## [Given task]
Only the number is wanted: how many lines contain "that"?

-- START OF Data for this task --

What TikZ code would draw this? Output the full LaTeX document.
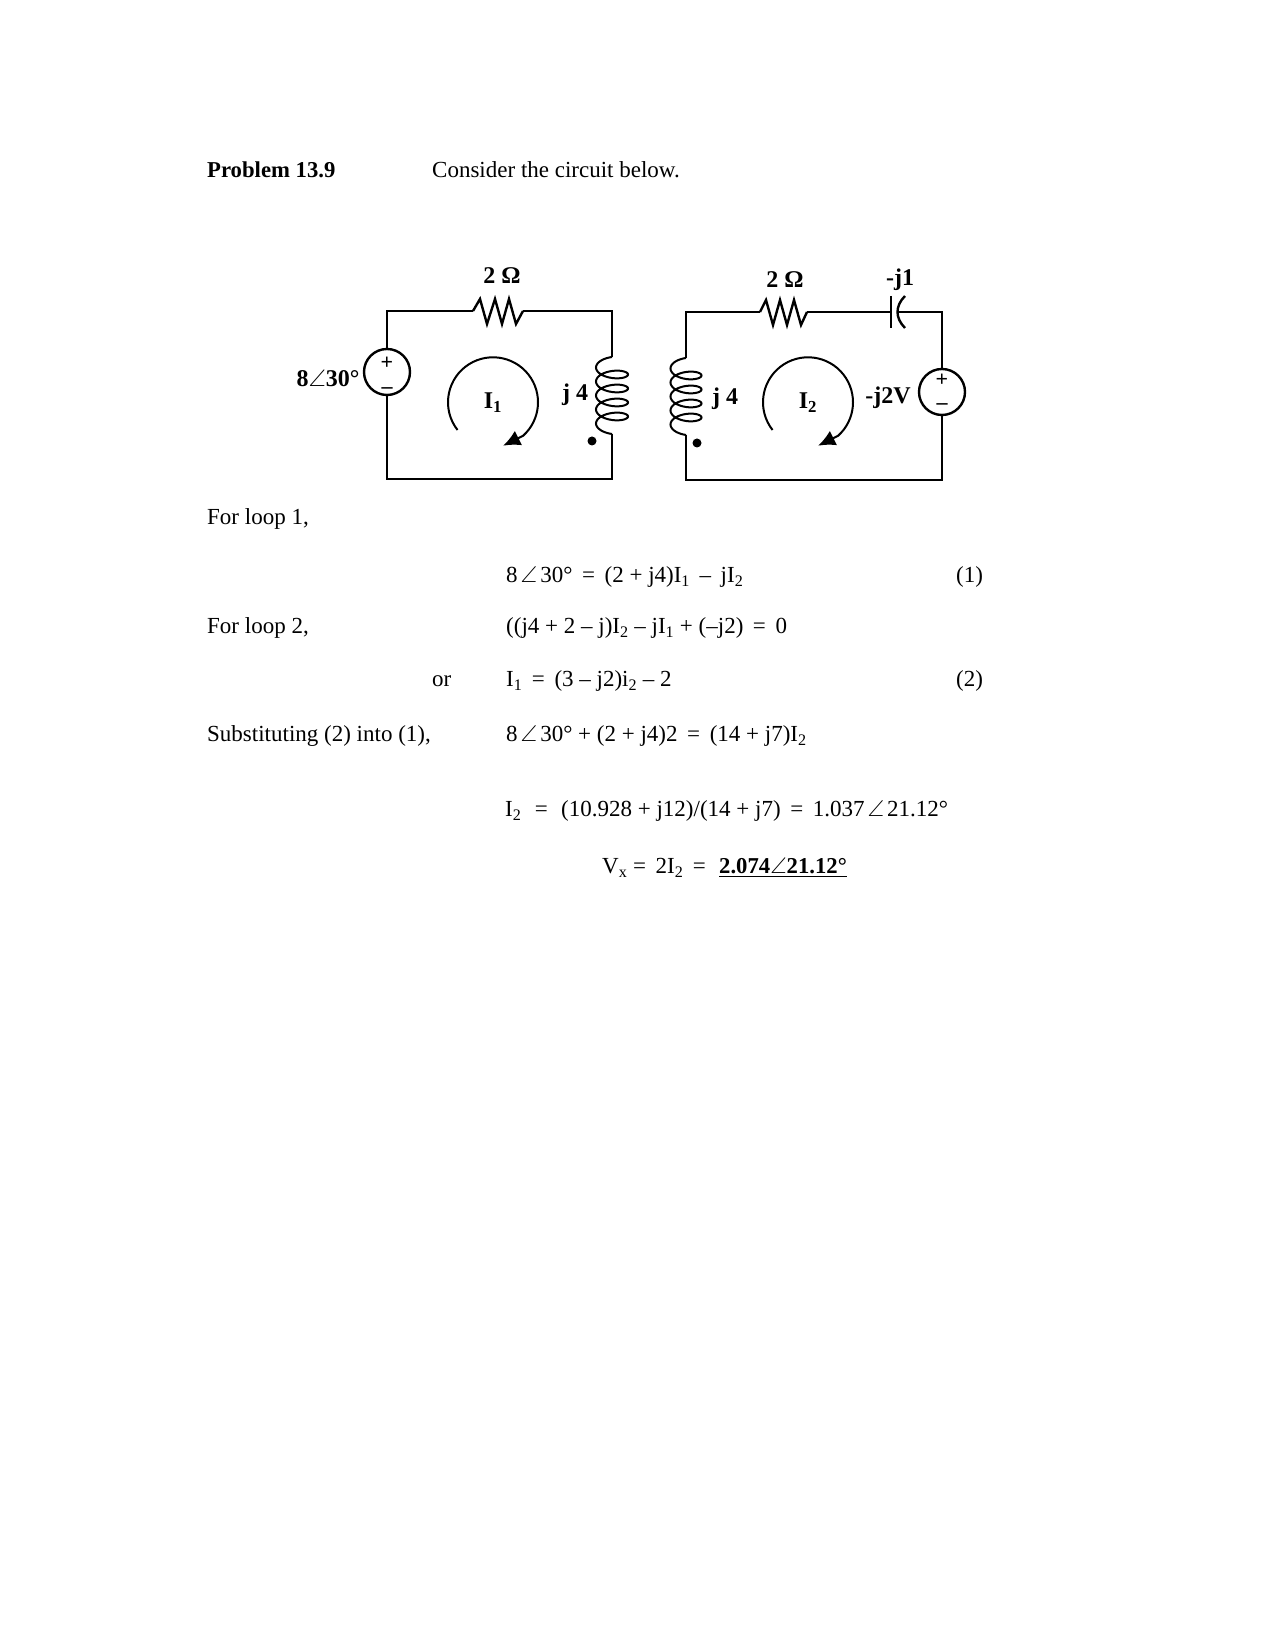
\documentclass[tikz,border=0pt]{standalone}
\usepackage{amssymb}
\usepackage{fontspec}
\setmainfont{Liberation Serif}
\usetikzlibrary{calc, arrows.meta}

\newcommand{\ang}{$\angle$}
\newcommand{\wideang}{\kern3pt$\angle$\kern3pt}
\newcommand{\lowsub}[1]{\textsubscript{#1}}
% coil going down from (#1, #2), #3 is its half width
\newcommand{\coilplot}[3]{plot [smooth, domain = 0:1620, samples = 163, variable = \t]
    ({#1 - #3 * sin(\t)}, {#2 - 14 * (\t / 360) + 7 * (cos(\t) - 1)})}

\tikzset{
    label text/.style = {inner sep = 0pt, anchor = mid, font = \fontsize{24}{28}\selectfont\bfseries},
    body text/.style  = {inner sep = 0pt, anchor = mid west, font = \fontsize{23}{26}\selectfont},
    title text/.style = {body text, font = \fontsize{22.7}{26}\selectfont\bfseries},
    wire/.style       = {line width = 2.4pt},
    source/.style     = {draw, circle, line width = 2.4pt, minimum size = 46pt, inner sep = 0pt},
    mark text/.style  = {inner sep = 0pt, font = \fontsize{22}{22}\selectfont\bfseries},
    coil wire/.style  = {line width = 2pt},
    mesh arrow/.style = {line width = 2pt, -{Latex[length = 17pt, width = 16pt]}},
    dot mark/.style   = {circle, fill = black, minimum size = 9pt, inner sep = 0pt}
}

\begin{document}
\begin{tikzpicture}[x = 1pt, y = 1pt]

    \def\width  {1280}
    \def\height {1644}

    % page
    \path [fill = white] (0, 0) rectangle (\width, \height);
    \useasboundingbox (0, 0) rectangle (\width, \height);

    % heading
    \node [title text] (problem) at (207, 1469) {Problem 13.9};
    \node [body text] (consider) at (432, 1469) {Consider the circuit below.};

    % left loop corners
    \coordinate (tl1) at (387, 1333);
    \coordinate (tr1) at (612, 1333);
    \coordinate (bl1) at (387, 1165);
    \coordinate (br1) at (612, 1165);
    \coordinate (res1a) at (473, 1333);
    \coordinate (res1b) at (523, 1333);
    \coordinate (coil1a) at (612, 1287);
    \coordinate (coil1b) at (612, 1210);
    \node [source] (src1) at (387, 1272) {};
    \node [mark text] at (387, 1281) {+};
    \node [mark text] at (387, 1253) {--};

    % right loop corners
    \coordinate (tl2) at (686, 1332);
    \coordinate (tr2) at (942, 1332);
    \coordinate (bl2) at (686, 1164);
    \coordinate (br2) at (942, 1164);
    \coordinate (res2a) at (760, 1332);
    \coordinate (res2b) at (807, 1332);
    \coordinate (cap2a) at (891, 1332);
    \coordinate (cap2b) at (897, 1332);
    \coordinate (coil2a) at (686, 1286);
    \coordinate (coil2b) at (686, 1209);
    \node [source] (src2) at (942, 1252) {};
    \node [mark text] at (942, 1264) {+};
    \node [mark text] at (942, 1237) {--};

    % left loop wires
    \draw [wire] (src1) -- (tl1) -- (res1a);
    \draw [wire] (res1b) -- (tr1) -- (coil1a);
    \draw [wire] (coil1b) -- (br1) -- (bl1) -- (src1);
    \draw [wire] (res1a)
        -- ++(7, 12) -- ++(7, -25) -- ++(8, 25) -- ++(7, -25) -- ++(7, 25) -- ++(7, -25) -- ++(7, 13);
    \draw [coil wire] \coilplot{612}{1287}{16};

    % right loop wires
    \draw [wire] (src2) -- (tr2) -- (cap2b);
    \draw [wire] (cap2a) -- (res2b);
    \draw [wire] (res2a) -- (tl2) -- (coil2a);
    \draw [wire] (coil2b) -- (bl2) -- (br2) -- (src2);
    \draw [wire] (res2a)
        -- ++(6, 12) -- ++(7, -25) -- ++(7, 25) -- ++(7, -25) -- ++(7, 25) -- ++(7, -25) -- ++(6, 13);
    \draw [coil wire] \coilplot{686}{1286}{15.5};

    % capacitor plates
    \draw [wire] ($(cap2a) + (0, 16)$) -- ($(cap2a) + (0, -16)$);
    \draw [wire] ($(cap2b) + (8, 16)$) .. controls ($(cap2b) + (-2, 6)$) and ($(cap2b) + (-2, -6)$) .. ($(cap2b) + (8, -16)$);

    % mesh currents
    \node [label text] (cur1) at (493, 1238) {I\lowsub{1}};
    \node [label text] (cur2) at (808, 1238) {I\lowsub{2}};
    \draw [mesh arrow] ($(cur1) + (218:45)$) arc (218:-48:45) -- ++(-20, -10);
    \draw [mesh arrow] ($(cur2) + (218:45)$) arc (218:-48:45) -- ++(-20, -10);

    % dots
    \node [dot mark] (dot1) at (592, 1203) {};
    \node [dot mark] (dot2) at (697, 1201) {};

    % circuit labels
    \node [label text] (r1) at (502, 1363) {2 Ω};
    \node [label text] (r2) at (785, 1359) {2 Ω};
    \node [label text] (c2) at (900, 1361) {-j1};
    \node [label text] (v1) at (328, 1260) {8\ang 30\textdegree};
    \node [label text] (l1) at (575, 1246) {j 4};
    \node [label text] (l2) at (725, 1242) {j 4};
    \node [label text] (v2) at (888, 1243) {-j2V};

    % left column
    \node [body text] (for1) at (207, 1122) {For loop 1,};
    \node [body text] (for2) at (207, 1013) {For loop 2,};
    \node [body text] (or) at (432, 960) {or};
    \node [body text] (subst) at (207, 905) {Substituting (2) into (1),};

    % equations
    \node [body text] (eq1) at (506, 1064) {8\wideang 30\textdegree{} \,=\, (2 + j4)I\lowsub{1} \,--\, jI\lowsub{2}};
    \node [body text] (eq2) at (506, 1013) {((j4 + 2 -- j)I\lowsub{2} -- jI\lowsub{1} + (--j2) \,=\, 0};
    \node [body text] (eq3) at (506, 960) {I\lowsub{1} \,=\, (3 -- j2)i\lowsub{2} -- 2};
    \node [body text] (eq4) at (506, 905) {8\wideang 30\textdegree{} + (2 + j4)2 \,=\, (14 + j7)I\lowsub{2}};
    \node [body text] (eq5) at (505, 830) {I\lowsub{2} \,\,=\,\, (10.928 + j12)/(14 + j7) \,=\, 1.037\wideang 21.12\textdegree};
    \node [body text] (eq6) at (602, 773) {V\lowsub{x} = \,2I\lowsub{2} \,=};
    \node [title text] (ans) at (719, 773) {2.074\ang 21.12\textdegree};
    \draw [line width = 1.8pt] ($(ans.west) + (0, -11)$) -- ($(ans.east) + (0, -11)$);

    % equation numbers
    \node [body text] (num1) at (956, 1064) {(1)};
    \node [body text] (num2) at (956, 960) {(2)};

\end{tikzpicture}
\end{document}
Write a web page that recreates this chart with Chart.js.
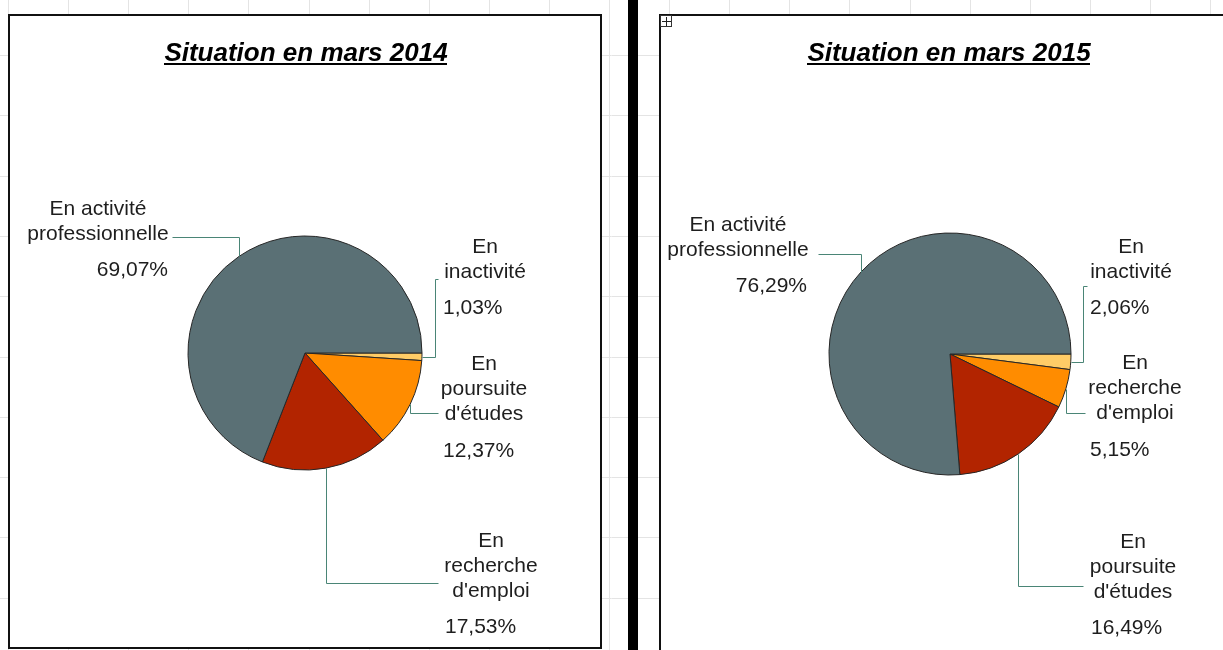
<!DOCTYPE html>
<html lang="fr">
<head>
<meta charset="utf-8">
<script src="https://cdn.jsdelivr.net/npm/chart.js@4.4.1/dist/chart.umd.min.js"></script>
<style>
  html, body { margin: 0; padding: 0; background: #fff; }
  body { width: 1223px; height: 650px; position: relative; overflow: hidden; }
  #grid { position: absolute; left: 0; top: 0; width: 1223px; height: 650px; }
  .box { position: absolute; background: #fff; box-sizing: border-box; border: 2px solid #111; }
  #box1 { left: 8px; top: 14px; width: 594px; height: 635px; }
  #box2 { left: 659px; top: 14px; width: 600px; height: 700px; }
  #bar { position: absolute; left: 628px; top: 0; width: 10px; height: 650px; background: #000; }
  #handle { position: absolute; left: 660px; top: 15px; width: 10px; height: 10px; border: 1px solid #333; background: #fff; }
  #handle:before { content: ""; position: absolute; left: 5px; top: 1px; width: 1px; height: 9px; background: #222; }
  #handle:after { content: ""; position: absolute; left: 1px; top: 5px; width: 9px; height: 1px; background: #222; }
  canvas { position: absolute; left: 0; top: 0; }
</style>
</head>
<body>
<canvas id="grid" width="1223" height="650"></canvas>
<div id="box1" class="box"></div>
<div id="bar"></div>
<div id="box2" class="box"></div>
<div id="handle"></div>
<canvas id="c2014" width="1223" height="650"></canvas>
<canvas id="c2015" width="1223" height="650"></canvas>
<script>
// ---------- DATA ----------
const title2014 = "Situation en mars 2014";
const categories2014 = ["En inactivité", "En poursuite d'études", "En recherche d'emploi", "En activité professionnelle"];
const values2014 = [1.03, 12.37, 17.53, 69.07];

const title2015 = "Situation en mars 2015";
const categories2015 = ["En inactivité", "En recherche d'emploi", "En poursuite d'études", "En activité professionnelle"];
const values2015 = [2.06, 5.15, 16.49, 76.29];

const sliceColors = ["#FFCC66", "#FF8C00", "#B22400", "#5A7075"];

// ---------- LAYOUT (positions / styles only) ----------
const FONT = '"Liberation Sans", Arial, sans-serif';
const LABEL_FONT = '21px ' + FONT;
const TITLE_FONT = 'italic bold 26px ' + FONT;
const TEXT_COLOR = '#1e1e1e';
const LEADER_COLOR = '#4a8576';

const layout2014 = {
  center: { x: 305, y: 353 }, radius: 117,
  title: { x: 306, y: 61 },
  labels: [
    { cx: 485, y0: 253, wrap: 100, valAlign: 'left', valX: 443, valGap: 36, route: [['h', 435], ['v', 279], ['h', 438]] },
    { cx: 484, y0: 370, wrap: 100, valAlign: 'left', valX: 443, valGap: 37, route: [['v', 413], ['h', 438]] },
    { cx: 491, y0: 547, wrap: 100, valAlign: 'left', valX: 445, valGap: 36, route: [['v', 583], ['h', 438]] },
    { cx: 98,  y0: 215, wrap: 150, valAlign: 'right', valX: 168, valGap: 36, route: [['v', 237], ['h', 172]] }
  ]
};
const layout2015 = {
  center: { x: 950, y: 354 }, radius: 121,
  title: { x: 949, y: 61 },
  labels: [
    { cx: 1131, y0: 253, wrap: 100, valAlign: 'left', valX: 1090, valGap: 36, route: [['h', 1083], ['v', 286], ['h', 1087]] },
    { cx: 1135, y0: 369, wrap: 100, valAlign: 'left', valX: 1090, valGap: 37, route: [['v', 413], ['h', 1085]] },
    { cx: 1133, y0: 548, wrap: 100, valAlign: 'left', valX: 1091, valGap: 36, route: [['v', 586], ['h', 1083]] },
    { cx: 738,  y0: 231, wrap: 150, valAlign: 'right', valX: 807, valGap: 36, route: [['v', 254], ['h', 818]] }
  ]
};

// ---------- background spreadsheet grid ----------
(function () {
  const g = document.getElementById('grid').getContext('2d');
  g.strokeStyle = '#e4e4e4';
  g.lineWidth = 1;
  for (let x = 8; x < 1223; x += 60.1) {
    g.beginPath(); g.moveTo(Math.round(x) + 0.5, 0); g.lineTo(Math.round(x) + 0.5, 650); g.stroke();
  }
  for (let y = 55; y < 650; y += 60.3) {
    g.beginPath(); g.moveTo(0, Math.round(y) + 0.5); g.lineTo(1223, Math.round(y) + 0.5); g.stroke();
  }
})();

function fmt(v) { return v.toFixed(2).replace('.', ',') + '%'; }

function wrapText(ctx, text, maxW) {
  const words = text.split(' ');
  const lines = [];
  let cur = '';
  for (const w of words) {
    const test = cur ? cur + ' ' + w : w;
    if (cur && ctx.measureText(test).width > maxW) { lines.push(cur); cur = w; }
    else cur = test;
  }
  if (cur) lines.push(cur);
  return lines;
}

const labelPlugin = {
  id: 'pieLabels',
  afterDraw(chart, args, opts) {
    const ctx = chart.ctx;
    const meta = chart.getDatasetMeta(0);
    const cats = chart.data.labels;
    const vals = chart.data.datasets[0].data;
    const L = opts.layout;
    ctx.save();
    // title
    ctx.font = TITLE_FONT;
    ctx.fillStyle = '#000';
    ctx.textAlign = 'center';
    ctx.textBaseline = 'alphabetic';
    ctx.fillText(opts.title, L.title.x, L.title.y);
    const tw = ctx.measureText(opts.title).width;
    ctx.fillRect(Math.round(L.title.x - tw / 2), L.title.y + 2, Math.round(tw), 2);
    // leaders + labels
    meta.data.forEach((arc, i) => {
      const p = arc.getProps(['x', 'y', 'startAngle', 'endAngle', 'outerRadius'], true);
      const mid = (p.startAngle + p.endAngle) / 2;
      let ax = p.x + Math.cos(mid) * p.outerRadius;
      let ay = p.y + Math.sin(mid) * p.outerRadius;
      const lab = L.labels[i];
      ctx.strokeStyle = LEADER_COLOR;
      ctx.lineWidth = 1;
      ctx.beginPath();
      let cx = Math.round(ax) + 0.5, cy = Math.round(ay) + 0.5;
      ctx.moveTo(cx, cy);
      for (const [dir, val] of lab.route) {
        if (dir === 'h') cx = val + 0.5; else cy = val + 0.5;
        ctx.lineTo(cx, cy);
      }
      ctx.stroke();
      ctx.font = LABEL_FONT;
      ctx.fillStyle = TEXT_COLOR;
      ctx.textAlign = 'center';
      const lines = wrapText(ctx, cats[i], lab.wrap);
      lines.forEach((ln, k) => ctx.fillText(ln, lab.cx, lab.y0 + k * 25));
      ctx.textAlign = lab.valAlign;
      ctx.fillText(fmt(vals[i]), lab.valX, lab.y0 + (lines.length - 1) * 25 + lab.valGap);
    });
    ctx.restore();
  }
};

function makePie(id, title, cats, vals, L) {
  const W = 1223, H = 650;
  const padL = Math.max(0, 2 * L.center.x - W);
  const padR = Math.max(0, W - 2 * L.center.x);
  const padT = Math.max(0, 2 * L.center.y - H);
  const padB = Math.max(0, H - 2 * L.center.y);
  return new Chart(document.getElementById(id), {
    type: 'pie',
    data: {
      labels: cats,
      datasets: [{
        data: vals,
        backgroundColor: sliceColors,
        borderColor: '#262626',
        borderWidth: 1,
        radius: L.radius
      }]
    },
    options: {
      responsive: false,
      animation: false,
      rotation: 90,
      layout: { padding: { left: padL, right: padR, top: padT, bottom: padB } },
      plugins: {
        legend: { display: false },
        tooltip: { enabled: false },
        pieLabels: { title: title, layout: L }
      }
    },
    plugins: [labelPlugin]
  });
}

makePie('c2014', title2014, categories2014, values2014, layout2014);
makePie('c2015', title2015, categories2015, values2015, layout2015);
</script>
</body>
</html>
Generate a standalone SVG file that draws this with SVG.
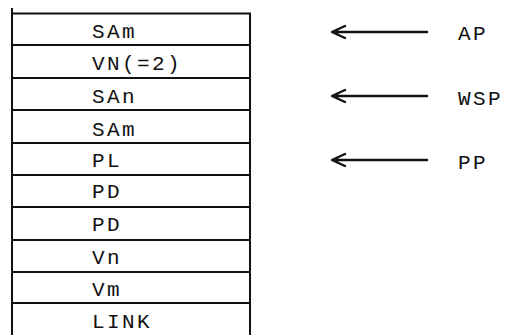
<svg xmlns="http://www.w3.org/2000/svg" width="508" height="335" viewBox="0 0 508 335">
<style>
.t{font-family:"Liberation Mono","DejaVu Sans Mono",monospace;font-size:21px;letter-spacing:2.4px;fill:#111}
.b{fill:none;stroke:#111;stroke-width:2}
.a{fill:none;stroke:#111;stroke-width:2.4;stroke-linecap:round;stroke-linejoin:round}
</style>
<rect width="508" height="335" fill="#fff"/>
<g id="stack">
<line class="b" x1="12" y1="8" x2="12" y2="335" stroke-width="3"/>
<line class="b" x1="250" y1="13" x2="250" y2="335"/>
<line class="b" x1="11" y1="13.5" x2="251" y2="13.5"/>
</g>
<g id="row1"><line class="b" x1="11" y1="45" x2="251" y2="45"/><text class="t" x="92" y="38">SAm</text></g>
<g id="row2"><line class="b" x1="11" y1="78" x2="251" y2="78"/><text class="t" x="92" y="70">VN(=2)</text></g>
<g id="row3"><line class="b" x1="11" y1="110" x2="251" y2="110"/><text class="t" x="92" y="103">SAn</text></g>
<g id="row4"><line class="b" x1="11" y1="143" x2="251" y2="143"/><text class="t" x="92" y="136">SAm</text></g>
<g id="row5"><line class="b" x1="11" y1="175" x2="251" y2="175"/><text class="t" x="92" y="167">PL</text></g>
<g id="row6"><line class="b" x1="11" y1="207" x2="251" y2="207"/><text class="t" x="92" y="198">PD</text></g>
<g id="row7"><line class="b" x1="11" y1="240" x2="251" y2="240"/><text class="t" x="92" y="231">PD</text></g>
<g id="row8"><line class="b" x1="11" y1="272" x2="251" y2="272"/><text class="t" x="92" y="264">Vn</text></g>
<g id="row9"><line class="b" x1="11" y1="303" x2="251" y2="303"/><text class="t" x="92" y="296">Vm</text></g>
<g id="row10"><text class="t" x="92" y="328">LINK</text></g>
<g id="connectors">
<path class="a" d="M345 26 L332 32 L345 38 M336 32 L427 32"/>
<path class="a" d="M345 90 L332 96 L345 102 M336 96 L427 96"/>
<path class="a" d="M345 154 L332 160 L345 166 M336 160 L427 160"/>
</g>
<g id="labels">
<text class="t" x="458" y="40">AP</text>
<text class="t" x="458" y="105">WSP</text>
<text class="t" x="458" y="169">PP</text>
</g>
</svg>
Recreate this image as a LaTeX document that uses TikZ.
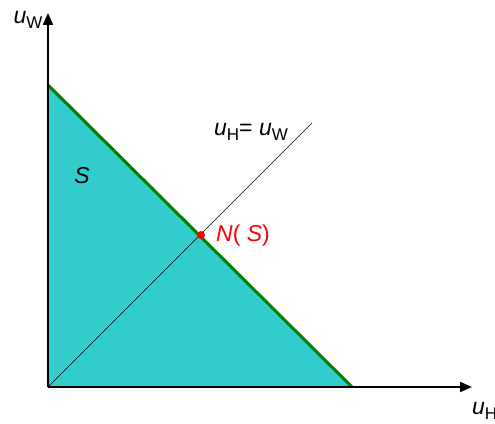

-- END OF Data for this task --

## [Exercise response]
3